Picking a manufacturer who won’t make your life miserable
This is the hardest part of buying industrial valves, and the one where most procurement processes fail hardest. The datasheet only tells you what the manufacturer claims. It doesn’t tell you whether they actually do what they claim.
- Start with traceability. Every pressure-containing component should come with EN 10204 Type 3.1 material certification from an ISO 17025 accredited lab. Not Type 2.1 (manufacturer’s own declaration). Type 3.1 means an independent inspector verified the composition. For sour service, you want positive material identification on every heat, not just a sample. An XRF gun takes 30 seconds per component and catches material substitutions that heat certificates can miss.
- Next, ask about their testing. Not what standards they claim to follow. What they actually do on every valve that ships. Hydrostatic shell test at 1.5 times rated pressure? Table stakes. High-pressure gas seat test? Not everyone does it. Cryogenic testing if you’re buying for LNG? Most manufacturers don’t have the facility. Fugitive emission testing to ISO 15848-1? Only the serious ones do it routinely. Ask for a sample test report from a recent order of similar size and class. If they don’t have one or it takes them a week to find it, walk away.
- Visit the factory if the order is over 50,000 dollars. I don’t mean send a procurement agent. Send an engineer who understands valve manufacturing. Look at the CNC machines. Check whether castings are stored indoors or out in the yard rusting. Watch them do a hydro test on a random valve from your order lot, not one they’ve pre-selected. If they won’t let you witness testing, you have your answer.
- After-sales support matters more than the valve price over the long term. A manufacturer that stocks spare parts and can ship a seat kit within 48 hours of a request is worth a 15% premium over one that takes three weeks and needs a PO revision. I’ve seen a 15,000-dollar valve sit idle for three weeks waiting for an 800-dollar seat kit because the manufacturer didn’t stock spares for a five-year-old model. What matters in a long-term valve manufacturing partner goes beyond the initial quote: product consistency batch to batch, communication responsiveness when a problem happens, and spare parts availability over the valve’s service life.
- For body construction, understand whether you’re buying cast, forged, or fabricated. Cast bodies are most common for sizes above 4 inches. Forged bodies provide denser grain structure and better pressure integrity but cost more and max out around 24 inches for most forging presses. Fabricated bodies from plate are used for the largest sizes but require full penetration welds with 100% radiographic inspection. Cast vs forged valve body tradeoffs are worth understanding because the manufacturing method affects lead time, cost, and performance in ways the datasheet won’t tell you.
The short list of things that will save you from a valve disaster
I keep coming back to the same lessons because they cost the most money when ignored.

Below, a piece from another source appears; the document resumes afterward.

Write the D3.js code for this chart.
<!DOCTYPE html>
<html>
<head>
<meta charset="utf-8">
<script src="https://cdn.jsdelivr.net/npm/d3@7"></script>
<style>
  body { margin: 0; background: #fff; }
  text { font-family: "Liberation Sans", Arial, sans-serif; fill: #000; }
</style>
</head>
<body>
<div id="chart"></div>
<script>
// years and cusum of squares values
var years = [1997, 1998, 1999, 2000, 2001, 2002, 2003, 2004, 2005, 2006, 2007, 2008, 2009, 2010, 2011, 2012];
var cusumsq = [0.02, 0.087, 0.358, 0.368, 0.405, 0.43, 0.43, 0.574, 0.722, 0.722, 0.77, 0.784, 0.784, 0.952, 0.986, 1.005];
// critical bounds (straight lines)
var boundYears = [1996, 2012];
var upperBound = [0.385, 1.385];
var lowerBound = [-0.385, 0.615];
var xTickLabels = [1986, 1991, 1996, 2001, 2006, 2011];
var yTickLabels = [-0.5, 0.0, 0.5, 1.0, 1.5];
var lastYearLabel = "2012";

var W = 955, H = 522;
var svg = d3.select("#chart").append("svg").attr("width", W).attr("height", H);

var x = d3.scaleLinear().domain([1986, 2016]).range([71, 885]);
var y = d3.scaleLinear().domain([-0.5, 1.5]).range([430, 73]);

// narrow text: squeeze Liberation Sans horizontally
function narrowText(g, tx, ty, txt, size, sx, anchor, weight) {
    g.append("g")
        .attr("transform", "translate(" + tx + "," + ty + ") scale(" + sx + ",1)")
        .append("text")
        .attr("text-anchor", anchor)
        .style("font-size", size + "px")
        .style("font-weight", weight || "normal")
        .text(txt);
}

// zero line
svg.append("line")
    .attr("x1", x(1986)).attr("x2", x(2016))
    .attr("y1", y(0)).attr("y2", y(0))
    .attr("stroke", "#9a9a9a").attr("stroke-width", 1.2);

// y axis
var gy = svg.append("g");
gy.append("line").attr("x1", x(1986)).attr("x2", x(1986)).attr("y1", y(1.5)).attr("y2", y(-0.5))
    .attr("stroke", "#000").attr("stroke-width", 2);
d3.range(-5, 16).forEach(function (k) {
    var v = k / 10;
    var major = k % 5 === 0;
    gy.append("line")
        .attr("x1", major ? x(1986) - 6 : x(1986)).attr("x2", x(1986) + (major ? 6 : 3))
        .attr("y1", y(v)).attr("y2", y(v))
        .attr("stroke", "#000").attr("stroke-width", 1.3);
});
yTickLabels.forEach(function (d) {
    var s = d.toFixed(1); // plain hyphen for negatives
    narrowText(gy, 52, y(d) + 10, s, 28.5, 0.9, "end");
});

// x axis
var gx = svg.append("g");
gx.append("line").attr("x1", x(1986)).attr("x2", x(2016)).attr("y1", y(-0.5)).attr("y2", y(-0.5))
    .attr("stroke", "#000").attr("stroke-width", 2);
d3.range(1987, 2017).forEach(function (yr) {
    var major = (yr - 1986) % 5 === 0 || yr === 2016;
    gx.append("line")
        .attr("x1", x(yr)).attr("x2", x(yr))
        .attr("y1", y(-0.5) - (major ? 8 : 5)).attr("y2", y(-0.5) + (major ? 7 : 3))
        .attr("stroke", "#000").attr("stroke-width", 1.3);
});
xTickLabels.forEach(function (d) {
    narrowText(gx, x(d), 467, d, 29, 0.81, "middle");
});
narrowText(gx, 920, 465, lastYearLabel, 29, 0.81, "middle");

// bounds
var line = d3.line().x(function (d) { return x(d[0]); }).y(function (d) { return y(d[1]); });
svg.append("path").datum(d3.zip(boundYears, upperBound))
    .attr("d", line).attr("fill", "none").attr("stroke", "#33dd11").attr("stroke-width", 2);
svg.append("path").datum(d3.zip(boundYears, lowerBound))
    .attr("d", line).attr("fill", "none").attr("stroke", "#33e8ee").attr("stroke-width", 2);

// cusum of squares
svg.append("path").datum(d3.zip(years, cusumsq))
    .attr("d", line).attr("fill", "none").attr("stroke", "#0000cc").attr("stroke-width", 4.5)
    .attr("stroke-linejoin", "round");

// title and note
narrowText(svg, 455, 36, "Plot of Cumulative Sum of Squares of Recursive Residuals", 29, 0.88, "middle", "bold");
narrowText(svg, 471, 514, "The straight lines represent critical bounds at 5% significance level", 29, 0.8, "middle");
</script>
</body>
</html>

Here’s what actually matters, distilled from years of forensic valve failure investigations.
- Match the seat material to the worst-case process condition, not the normal operating condition. The normal operating temperature is 150C but the steam-out procedure hits 300C? You need metal seats. The process fluid is clean but the pipeline commissioning flush sends mill scale and welding slag through the valve at 20 m/s? You need hardened trim, at least on the downstream side.

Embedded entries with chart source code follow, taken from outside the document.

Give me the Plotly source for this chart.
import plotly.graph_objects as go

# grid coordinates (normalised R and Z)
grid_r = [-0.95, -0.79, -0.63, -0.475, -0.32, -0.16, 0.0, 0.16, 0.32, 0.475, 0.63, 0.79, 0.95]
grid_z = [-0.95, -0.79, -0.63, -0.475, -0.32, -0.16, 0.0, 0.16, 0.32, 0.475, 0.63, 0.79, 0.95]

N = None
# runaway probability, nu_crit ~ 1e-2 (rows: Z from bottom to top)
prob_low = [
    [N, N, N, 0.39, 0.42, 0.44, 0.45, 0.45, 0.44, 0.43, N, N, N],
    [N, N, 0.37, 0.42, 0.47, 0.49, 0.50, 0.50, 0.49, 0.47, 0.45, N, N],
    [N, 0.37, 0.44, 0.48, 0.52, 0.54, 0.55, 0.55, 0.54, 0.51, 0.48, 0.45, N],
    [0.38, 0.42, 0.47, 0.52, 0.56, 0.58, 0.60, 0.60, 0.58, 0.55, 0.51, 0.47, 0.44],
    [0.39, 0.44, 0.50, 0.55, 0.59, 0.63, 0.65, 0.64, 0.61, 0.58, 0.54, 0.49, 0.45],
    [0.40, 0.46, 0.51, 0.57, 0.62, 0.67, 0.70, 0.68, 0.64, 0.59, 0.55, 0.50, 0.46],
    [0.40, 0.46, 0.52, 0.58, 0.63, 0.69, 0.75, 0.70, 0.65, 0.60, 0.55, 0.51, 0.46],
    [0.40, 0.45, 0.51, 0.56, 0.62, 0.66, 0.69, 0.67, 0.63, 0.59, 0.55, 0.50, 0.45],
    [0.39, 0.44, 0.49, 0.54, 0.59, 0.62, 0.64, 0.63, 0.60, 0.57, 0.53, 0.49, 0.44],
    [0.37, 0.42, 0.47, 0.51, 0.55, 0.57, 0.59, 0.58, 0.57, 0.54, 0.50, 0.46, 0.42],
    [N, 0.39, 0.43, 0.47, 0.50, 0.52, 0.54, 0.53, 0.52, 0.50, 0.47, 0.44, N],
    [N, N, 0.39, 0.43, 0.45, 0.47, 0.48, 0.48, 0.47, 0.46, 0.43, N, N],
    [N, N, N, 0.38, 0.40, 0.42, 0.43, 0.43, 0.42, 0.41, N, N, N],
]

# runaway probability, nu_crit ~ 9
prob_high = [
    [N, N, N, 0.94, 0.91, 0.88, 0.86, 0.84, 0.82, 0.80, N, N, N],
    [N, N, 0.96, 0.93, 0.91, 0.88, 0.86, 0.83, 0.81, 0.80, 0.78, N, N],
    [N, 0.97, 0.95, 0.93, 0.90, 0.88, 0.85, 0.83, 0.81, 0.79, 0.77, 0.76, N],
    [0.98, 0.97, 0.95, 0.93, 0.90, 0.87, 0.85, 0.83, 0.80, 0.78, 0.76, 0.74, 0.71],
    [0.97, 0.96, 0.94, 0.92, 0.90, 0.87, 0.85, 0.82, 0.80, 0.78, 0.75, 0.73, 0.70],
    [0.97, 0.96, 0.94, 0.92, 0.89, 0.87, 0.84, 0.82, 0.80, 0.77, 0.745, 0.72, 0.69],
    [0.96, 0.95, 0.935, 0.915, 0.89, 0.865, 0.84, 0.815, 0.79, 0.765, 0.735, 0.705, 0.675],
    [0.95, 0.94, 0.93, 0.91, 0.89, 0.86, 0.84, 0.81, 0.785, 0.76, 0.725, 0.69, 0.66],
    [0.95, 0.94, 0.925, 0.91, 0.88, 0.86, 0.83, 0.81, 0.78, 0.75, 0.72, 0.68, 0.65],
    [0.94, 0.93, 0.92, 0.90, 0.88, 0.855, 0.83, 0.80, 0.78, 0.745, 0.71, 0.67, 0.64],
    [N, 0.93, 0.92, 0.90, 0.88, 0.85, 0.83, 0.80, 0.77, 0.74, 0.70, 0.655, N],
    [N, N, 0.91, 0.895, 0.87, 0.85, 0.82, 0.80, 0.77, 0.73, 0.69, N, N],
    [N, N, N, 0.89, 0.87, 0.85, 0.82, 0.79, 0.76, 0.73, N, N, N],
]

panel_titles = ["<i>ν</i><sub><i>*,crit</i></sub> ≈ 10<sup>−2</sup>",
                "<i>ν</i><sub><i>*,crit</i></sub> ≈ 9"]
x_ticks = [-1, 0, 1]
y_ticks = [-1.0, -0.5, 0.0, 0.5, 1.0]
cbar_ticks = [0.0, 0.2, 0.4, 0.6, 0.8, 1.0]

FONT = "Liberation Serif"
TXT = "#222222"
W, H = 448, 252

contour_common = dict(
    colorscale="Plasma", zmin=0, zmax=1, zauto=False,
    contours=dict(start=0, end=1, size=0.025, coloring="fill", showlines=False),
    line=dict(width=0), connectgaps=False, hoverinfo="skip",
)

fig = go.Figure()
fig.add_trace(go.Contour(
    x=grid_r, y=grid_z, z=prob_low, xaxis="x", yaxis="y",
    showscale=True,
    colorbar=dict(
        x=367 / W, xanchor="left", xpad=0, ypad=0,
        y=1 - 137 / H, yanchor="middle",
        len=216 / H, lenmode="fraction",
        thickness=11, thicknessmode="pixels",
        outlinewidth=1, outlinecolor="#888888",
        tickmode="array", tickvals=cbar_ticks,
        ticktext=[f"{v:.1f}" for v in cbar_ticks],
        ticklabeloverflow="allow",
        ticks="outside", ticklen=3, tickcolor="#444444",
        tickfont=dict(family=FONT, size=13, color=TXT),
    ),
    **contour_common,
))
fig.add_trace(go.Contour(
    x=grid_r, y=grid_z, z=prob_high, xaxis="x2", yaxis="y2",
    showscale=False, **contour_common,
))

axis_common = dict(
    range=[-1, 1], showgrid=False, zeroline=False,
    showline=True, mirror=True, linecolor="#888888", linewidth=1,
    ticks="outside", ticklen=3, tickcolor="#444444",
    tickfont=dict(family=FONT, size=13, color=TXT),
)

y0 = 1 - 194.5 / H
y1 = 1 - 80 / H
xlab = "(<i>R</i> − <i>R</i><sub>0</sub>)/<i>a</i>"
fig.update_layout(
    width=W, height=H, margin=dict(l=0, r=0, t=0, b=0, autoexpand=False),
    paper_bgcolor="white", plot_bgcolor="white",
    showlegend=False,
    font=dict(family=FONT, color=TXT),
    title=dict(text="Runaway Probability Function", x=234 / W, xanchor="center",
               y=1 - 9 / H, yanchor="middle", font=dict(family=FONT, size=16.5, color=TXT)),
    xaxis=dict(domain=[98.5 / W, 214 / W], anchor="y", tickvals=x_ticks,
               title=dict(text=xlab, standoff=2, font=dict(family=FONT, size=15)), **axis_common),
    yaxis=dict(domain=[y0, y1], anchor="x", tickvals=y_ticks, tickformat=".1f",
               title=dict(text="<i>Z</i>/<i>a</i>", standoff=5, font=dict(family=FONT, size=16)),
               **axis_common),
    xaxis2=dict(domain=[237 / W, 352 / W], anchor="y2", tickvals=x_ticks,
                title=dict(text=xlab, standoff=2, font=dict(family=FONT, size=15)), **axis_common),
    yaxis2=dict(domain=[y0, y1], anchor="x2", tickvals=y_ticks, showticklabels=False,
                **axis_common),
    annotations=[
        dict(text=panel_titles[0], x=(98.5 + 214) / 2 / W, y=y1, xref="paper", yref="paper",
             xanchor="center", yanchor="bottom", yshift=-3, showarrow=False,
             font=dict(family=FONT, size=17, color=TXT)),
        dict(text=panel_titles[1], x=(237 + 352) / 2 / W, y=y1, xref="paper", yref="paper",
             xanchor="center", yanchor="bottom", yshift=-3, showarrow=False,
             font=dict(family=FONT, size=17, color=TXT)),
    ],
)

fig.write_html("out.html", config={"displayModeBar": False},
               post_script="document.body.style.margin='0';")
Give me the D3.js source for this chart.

- Never use a standard ball valve as a throttling device. If you need flow control, buy a V-port ball valve or a globe valve. The money you save using a standard ball valve as a control valve disappears about a thousand times over in replacement seats, unplanned shutdowns, and process upsets. This is probably the single most expensive mistake in industrial valve applications and it’s completely avoidable.
- Live-loaded packing on any valve that cycles more than once a week. The additional cost over standard packing is maybe 200 dollars per valve. The alternative is fugitive emissions, stem scoring, and packing replacement every 12 to 18 months. The return on that 200 dollars is about 20 to 1 over a five-year service life.
- Partial stroke testing on safety-critical valves. A PST system costs roughly 3,000 to 5,000 dollars per valve. A single unplanned shutdown because an ESD valve failed to close on demand costs ten to a hundred times that. The math isn’t complicated.
- Buy from a manufacturer that provides full material traceability and batch testing reports. Not promises. Not “we’re ISO 9001 certified.” Actual EN 10204 3.1 certificates and hydro reports for your specific valve serial numbers. Industrial ball valve manufacturers who invest in the testing infrastructure to do this aren’t the cheapest. They’re the ones whose valves don’t end up in my failure investigation files.
That refinery I mentioned at the beginning? After the PTFE seat disaster, they replaced every valve in the hot crude service with PEEK-seated trunnion mounted ball valves from a manufacturer who provided full PMI and hydro reports for each valve. The replacement cost was 185,000 dollars. Five years later, they hadn’t replaced a single seat. Their maintenance manager told me it was the cheapest 185,000 dollars they’d ever spent, because the alternative was another 11-day shutdown and he’d calculated that each day of lost production cost 320,000 dollars. The math on getting the valve right the first time isn’t complicated either. It’s just that nobody wants to believe it until they’ve paid for the alternative.